Direktur P2Humas DJP, Neilmaldrin Noor menyampaikan apresiasi kepada pihak kepolisian dan juga Perum Peruri atas kerja sama dalam mengungkap kasus bea meterai palsu ini. Dia juga menghimbau kepada seluruh masyarakat untuk selalu memastikan bahwa meterai yang dibeli adalah meterai palsu. Hal tersebut untuk menghindari adanya potensi kehilangan penerimaan negara dari sektor pajak dokumen.

Jika ada yang menemukan penjualan meterai dengan harga dibawah harga tertera, Neilmaldrin memastikan bahwa meterai tersebut palsu.

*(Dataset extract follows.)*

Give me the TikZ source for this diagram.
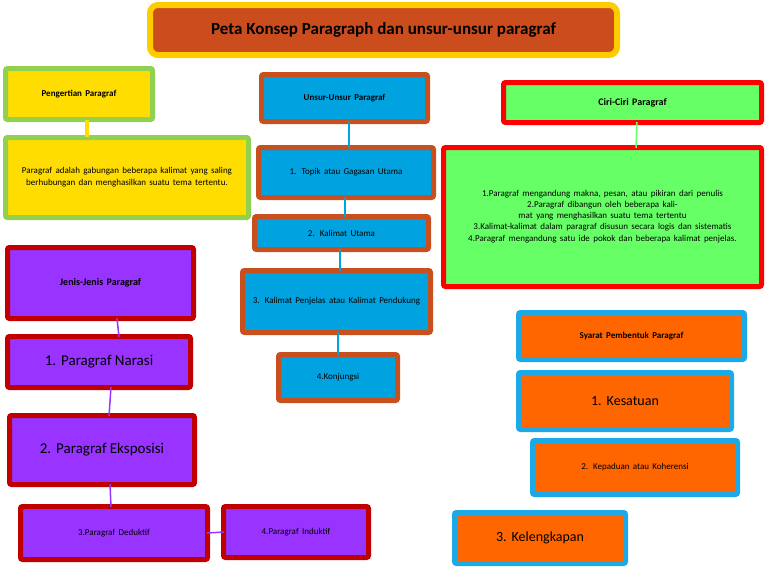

“DJP memberikan apresiasi kepada pihak kepolisian atas Kerjasama, juga dengan teman-teman Perum Peruri yang sudah bekerja dengan sangat cepat dan sigap dalam menindak dugaan perkara tindak pidana yang menawarkan dan menyediakan meterai palsu yang tentunya dibuat secara melawan hukum. Bea meterai adalah pajak atas dokumen dan pajak sumber penerimaan negara untuk pembangunan yang sama-sama kita nikmati. Tentunya tindakan pemalsuan meterai ini melanggar hukum dan merugikan negara, dan berpotensi mengalami kerugian negara yang akan merugikan seluruh masyarakat Indonesia,” tandasnya.